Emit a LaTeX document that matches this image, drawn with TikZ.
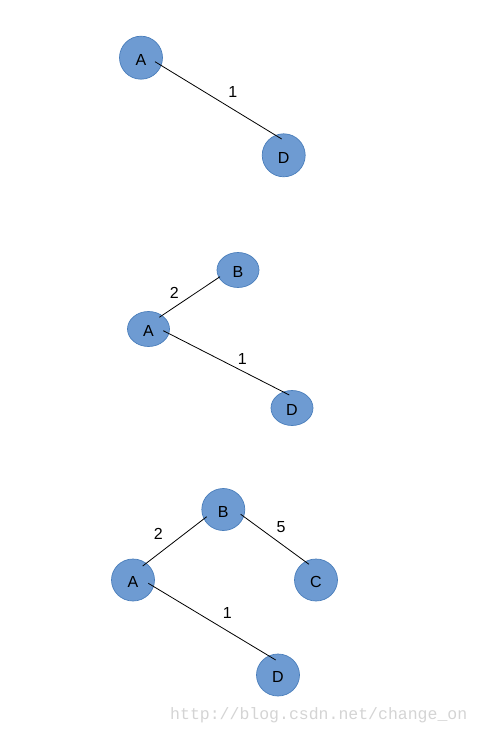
\documentclass[tikz,border=0pt]{standalone}
\usepackage{fontspec}
\setmainfont{Liberation Sans}
\newfontfamily\wmfont{Liberation Mono}
\usetikzlibrary{shapes.geometric,calc}
\definecolor{nodefill}{RGB}{110,155,210}
\definecolor{nodeline}{RGB}{74,126,187}
\definecolor{wmgray}{RGB}{212,212,212}
\tikzset{
  vtx/.style={ellipse,draw=nodeline,line width=0.7pt,fill=nodefill,inner sep=0pt,
    text height=15.5pt,text depth=0pt,font=\fontsize{16}{16}\selectfont},
  roundv/.style={vtx,minimum width=43pt,minimum height=43pt},
  flatv/.style={vtx,minimum width=42pt,minimum height=35pt},
  midv/.style={vtx,minimum width=43pt,minimum height=42pt},
  wlabel/.style={inner sep=0pt,font=\fontsize{16}{16}\selectfont},
  edgeline/.style={line width=0.8pt,black}
}
\begin{document}
\begin{tikzpicture}[x=1pt,y=-1pt]
\useasboundingbox (0,0) rectangle (480,735);
% group 1
\node[roundv] (A1) at (141,57.7) {A};
\node[roundv] (D1) at (283.7,155.3) {D};
\draw[edgeline] ($(A1)+(14,4)$) -- ($(D1)+(-2,-16.3)$);
\node[wlabel] (l11) at (232.7,92.3) {1};
% group 2
\node[flatv] (B2) at (238,270) {B};
\node[flatv] (A2) at (148.5,329) {A};
\node[flatv] (D2) at (292,408) {D};
\draw[edgeline] ($(A2)+(10.8,-11.7)$) -- ($(B2)+(-18,6.7)$);
\draw[edgeline] ($(A2)+(14.8,1.7)$) -- ($(D2)+(-2.7,-13)$);
\node[wlabel] (l22) at (174.3,292.7) {2};
\node[wlabel] (l21) at (242.3,359) {1};
% group 3
\node[midv] (B3) at (223.3,509.5) {B};
\node[midv] (A3) at (133,580) {A};
\node[midv] (C3) at (316,580) {C};
\node[midv] (D3) at (278,675) {D};
\draw[edgeline] ($(A3)+(9.7,-14)$) -- ($(B3)+(-16.6,7.2)$);
\draw[edgeline] ($(B3)+(17.4,4.8)$) -- ($(C3)+(-7,-15.7)$);
\draw[edgeline] ($(A3)+(15.3,3.3)$) -- ($(D3)+(-2.3,-15)$);
\node[wlabel] (l32) at (158.3,534.3) {2};
\node[wlabel] (l35) at (281,527.3) {5};
\node[wlabel] (l31) at (227.3,612.7) {1};
% watermark
\node[inner sep=0pt,anchor=west,text=wmgray,font=\wmfont\fontsize{16.5}{16.5}\selectfont] (wm) at (170,715) {http://blog.csdn.net/change\_on};
\end{tikzpicture}
\end{document}
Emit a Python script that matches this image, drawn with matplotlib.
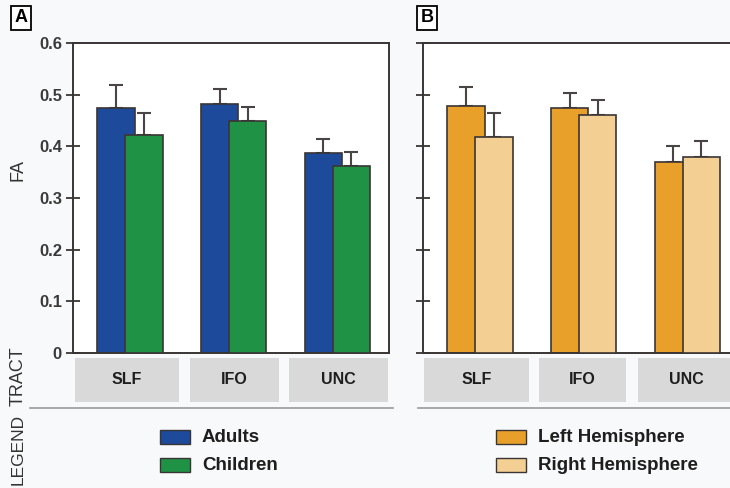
import numpy as np
import matplotlib.pyplot as plt
from matplotlib.patches import Rectangle
import matplotlib.transforms as mtransforms

plt.rcParams['font.family'] = ['Liberation Sans', 'DejaVu Sans']

# FA by tract, panel A (age groups) and panel B (hemispheres)
tracts = ['SLF', 'IFO', 'UNC']
adults = [0.474, 0.482, 0.387]
adults_err = [0.045, 0.029, 0.027]
children = [0.422, 0.449, 0.362]
children_err = [0.042, 0.027, 0.027]
left_hemi = [0.478, 0.474, 0.370]
left_err = [0.037, 0.029, 0.031]
right_hemi = [0.418, 0.461, 0.379]
right_err = [0.046, 0.029, 0.031]
yticks = [0, 0.1, 0.2, 0.3, 0.4, 0.5, 0.6]
ytick_labels = ['0', '0.1', '0.2', '0.3', '0.4', '0.5', '0.6']

W, H = 730, 488
fig = plt.figure(figsize=(7.3, 4.88), dpi=100)
fig.patch.set_facecolor('#f8f9fb')


def fx(px):
    return px / W


def fy(py):
    return 1 - py / H


edge = '#3a3535'
x = np.arange(len(tracts))
bw = 0.36
off = 0.135


def panel(left_px, right_px, xmax, s1, e1, s2, e2, c1, c2, boxes, labels):
    ax = fig.add_axes([fx(left_px), fy(353), fx(right_px - left_px), (353 - 43) / H])
    ax.set_facecolor('white')
    ax.bar(x - off, s1, bw, color=c1, edgecolor=edge, linewidth=1.2, zorder=2)
    ax.errorbar(x - off, s1, yerr=[np.zeros(3), e1], fmt='none', ecolor='#4a4545',
                elinewidth=1.5, capsize=5, capthick=1.5, zorder=1)
    ax.bar(x + off, s2, bw, color=c2, edgecolor=edge, linewidth=1.2, zorder=3)
    ax.errorbar(x + off, s2, yerr=[np.zeros(3), e2], fmt='none', ecolor='#4a4545',
                elinewidth=1.5, capsize=5, capthick=1.5, zorder=1)
    ax.set_xlim(-0.55, xmax)
    ax.set_ylim(0, 0.6)
    ax.set_xticks([])
    ax.set_yticks(yticks)
    if labels:
        ax.set_yticklabels(ytick_labels, fontsize=12, fontweight='semibold', color='#3a3a3a')
    else:
        ax.set_yticklabels([])
    ax.tick_params(axis='y', direction='inout', length=10, width=1.3, color=edge, pad=3)
    for sp in ax.spines.values():
        sp.set_color(edge)
        sp.set_linewidth(1.4)
    trans = mtransforms.blended_transform_factory(ax.transData, ax.transAxes)
    for (a, b), name in zip(boxes, tracts):
        ax.add_patch(Rectangle((a, -0.158), b - a, 0.142, transform=trans,
                               facecolor='#d9d9d9', edgecolor='none', clip_on=False))
        ax.text((a + b) / 2, -0.087, name, transform=trans, ha='center', va='center',
                fontsize=11.5, fontweight='bold', color='#1e1e1e')
    return ax


axA = panel(73, 389, 2.5, adults, adults_err, children, children_err,
            '#1d4a9b', '#1f9245',
            [(-0.53, 0.47), (0.58, 1.44), (1.53, 2.49)], True)
axB = panel(423, 730, 2.41, left_hemi, left_err, right_hemi, right_err,
            '#e9a02b', '#f3cf94',
            [(-0.54, 0.47), (0.57, 1.41), (1.52, 2.45)], False)
axB.spines['right'].set_visible(False)

# panel labels
for lab, px in [('A', 21), ('B', 427)]:
    fig.text(fx(px), fy(18), lab, ha='center', va='center', fontsize=13,
             fontweight='bold',
             bbox=dict(boxstyle='square,pad=0.2', facecolor='white', edgecolor='black', lw=1.3))

fig.text(fx(18), fy(170), 'FA', rotation=90, ha='center', va='center', fontsize=13, color='#333333')
fig.text(fx(18), fy(376), 'TRACT', rotation=90, ha='center', va='center', fontsize=13, color='#333333')
fig.text(fx(18), fy(449), 'LEGEND', rotation=90, ha='center', va='center', fontsize=12.5, color='#333333')

# separator lines
fig.add_artist(plt.Line2D([fx(30), fx(393)], [fy(408), fy(408)], color='#9a9a9a', lw=1.2))
fig.add_artist(plt.Line2D([fx(418), fx(730)], [fy(408), fy(408)], color='#9a9a9a', lw=1.2))

# legends
legend_items = [
    (160, 'Adults', '#1d4a9b', 437), (160, 'Children', '#1f9245', 465),
    (496, 'Left Hemisphere', '#e9a02b', 437), (496, 'Right Hemisphere', '#f3cf94', 465),
]
for px, name, col, py in legend_items:
    fig.add_artist(Rectangle((fx(px), fy(py + 7)), fx(30), 14 / H, facecolor=col,
                             edgecolor=edge, lw=1.0, transform=fig.transFigure))
    fig.text(fx(px + 42), fy(py), name, ha='left', va='center', fontsize=13.5,
             fontweight='bold', color='#1e1e1e')

fig.savefig('out.png', dpi=100, facecolor=fig.get_facecolor())
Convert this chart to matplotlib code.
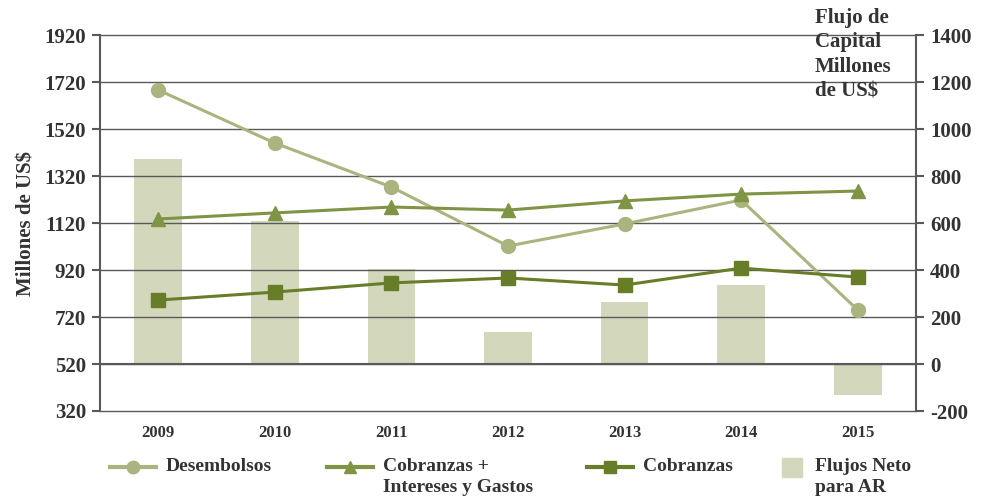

_____

* What is expected
Repeat the material above in full and unchanged, minus its images.

* Exercise answer
Emit a LaTeX document that matches this image, drawn with TikZ.
\documentclass[tikz,border=0pt]{standalone}
\usepackage{fontspec}
\setmainfont{Liberation Sans}
\newfontfamily\wmfont{Liberation Mono}
\usetikzlibrary{shapes.geometric,calc}
\definecolor{nodefill}{RGB}{110,155,210}
\definecolor{nodeline}{RGB}{74,126,187}
\definecolor{wmgray}{RGB}{212,212,212}
\tikzset{
  vtx/.style={ellipse,draw=nodeline,line width=0.7pt,fill=nodefill,inner sep=0pt,
    text height=15.5pt,text depth=0pt,font=\fontsize{16}{16}\selectfont},
  roundv/.style={vtx,minimum width=43pt,minimum height=43pt},
  flatv/.style={vtx,minimum width=42pt,minimum height=35pt},
  midv/.style={vtx,minimum width=43pt,minimum height=42pt},
  wlabel/.style={inner sep=0pt,font=\fontsize{16}{16}\selectfont},
  edgeline/.style={line width=0.8pt,black}
}
\begin{document}
\begin{tikzpicture}[x=1pt,y=-1pt]
\useasboundingbox (0,0) rectangle (480,735);
% group 1
\node[roundv] (A1) at (141,57.7) {A};
\node[roundv] (D1) at (283.7,155.3) {D};
\draw[edgeline] ($(A1)+(14,4)$) -- ($(D1)+(-2,-16.3)$);
\node[wlabel] (l11) at (232.7,92.3) {1};
% group 2
\node[flatv] (B2) at (238,270) {B};
\node[flatv] (A2) at (148.5,329) {A};
\node[flatv] (D2) at (292,408) {D};
\draw[edgeline] ($(A2)+(10.8,-11.7)$) -- ($(B2)+(-18,6.7)$);
\draw[edgeline] ($(A2)+(14.8,1.7)$) -- ($(D2)+(-2.7,-13)$);
\node[wlabel] (l22) at (174.3,292.7) {2};
\node[wlabel] (l21) at (242.3,359) {1};
% group 3
\node[midv] (B3) at (223.3,509.5) {B};
\node[midv] (A3) at (133,580) {A};
\node[midv] (C3) at (316,580) {C};
\node[midv] (D3) at (278,675) {D};
\draw[edgeline] ($(A3)+(9.7,-14)$) -- ($(B3)+(-16.6,7.2)$);
\draw[edgeline] ($(B3)+(17.4,4.8)$) -- ($(C3)+(-7,-15.7)$);
\draw[edgeline] ($(A3)+(15.3,3.3)$) -- ($(D3)+(-2.3,-15)$);
\node[wlabel] (l32) at (158.3,534.3) {2};
\node[wlabel] (l35) at (281,527.3) {5};
\node[wlabel] (l31) at (227.3,612.7) {1};
% watermark
\node[inner sep=0pt,anchor=west,text=wmgray,font=\wmfont\fontsize{16.5}{16.5}\selectfont] (wm) at (170,715) {http://blog.csdn.net/change\_on};
\end{tikzpicture}
\end{document}
Emit a Python script that matches this image, drawn with matplotlib.
import numpy as np
import matplotlib.pyplot as plt
from matplotlib.patches import Rectangle
import matplotlib.transforms as mtransforms

plt.rcParams['font.family'] = ['Liberation Sans', 'DejaVu Sans']

# FA by tract, panel A (age groups) and panel B (hemispheres)
tracts = ['SLF', 'IFO', 'UNC']
adults = [0.474, 0.482, 0.387]
adults_err = [0.045, 0.029, 0.027]
children = [0.422, 0.449, 0.362]
children_err = [0.042, 0.027, 0.027]
left_hemi = [0.478, 0.474, 0.370]
left_err = [0.037, 0.029, 0.031]
right_hemi = [0.418, 0.461, 0.379]
right_err = [0.046, 0.029, 0.031]
yticks = [0, 0.1, 0.2, 0.3, 0.4, 0.5, 0.6]
ytick_labels = ['0', '0.1', '0.2', '0.3', '0.4', '0.5', '0.6']

W, H = 730, 488
fig = plt.figure(figsize=(7.3, 4.88), dpi=100)
fig.patch.set_facecolor('#f8f9fb')


def fx(px):
    return px / W


def fy(py):
    return 1 - py / H


edge = '#3a3535'
x = np.arange(len(tracts))
bw = 0.36
off = 0.135


def panel(left_px, right_px, xmax, s1, e1, s2, e2, c1, c2, boxes, labels):
    ax = fig.add_axes([fx(left_px), fy(353), fx(right_px - left_px), (353 - 43) / H])
    ax.set_facecolor('white')
    ax.bar(x - off, s1, bw, color=c1, edgecolor=edge, linewidth=1.2, zorder=2)
    ax.errorbar(x - off, s1, yerr=[np.zeros(3), e1], fmt='none', ecolor='#4a4545',
                elinewidth=1.5, capsize=5, capthick=1.5, zorder=1)
    ax.bar(x + off, s2, bw, color=c2, edgecolor=edge, linewidth=1.2, zorder=3)
    ax.errorbar(x + off, s2, yerr=[np.zeros(3), e2], fmt='none', ecolor='#4a4545',
                elinewidth=1.5, capsize=5, capthick=1.5, zorder=1)
    ax.set_xlim(-0.55, xmax)
    ax.set_ylim(0, 0.6)
    ax.set_xticks([])
    ax.set_yticks(yticks)
    if labels:
        ax.set_yticklabels(ytick_labels, fontsize=12, fontweight='semibold', color='#3a3a3a')
    else:
        ax.set_yticklabels([])
    ax.tick_params(axis='y', direction='inout', length=10, width=1.3, color=edge, pad=3)
    for sp in ax.spines.values():
        sp.set_color(edge)
        sp.set_linewidth(1.4)
    trans = mtransforms.blended_transform_factory(ax.transData, ax.transAxes)
    for (a, b), name in zip(boxes, tracts):
        ax.add_patch(Rectangle((a, -0.158), b - a, 0.142, transform=trans,
                               facecolor='#d9d9d9', edgecolor='none', clip_on=False))
        ax.text((a + b) / 2, -0.087, name, transform=trans, ha='center', va='center',
                fontsize=11.5, fontweight='bold', color='#1e1e1e')
    return ax


axA = panel(73, 389, 2.5, adults, adults_err, children, children_err,
            '#1d4a9b', '#1f9245',
            [(-0.53, 0.47), (0.58, 1.44), (1.53, 2.49)], True)
axB = panel(423, 730, 2.41, left_hemi, left_err, right_hemi, right_err,
            '#e9a02b', '#f3cf94',
            [(-0.54, 0.47), (0.57, 1.41), (1.52, 2.45)], False)
axB.spines['right'].set_visible(False)

# panel labels
for lab, px in [('A', 21), ('B', 427)]:
    fig.text(fx(px), fy(18), lab, ha='center', va='center', fontsize=13,
             fontweight='bold',
             bbox=dict(boxstyle='square,pad=0.2', facecolor='white', edgecolor='black', lw=1.3))

fig.text(fx(18), fy(170), 'FA', rotation=90, ha='center', va='center', fontsize=13, color='#333333')
fig.text(fx(18), fy(376), 'TRACT', rotation=90, ha='center', va='center', fontsize=13, color='#333333')
fig.text(fx(18), fy(449), 'LEGEND', rotation=90, ha='center', va='center', fontsize=12.5, color='#333333')

# separator lines
fig.add_artist(plt.Line2D([fx(30), fx(393)], [fy(408), fy(408)], color='#9a9a9a', lw=1.2))
fig.add_artist(plt.Line2D([fx(418), fx(730)], [fy(408), fy(408)], color='#9a9a9a', lw=1.2))

# legends
legend_items = [
    (160, 'Adults', '#1d4a9b', 437), (160, 'Children', '#1f9245', 465),
    (496, 'Left Hemisphere', '#e9a02b', 437), (496, 'Right Hemisphere', '#f3cf94', 465),
]
for px, name, col, py in legend_items:
    fig.add_artist(Rectangle((fx(px), fy(py + 7)), fx(30), 14 / H, facecolor=col,
                             edgecolor=edge, lw=1.0, transform=fig.transFigure))
    fig.text(fx(px + 42), fy(py), name, ha='left', va='center', fontsize=13.5,
             fontweight='bold', color='#1e1e1e')

fig.savefig('out.png', dpi=100, facecolor=fig.get_facecolor())
Convert this chart to matplotlib code.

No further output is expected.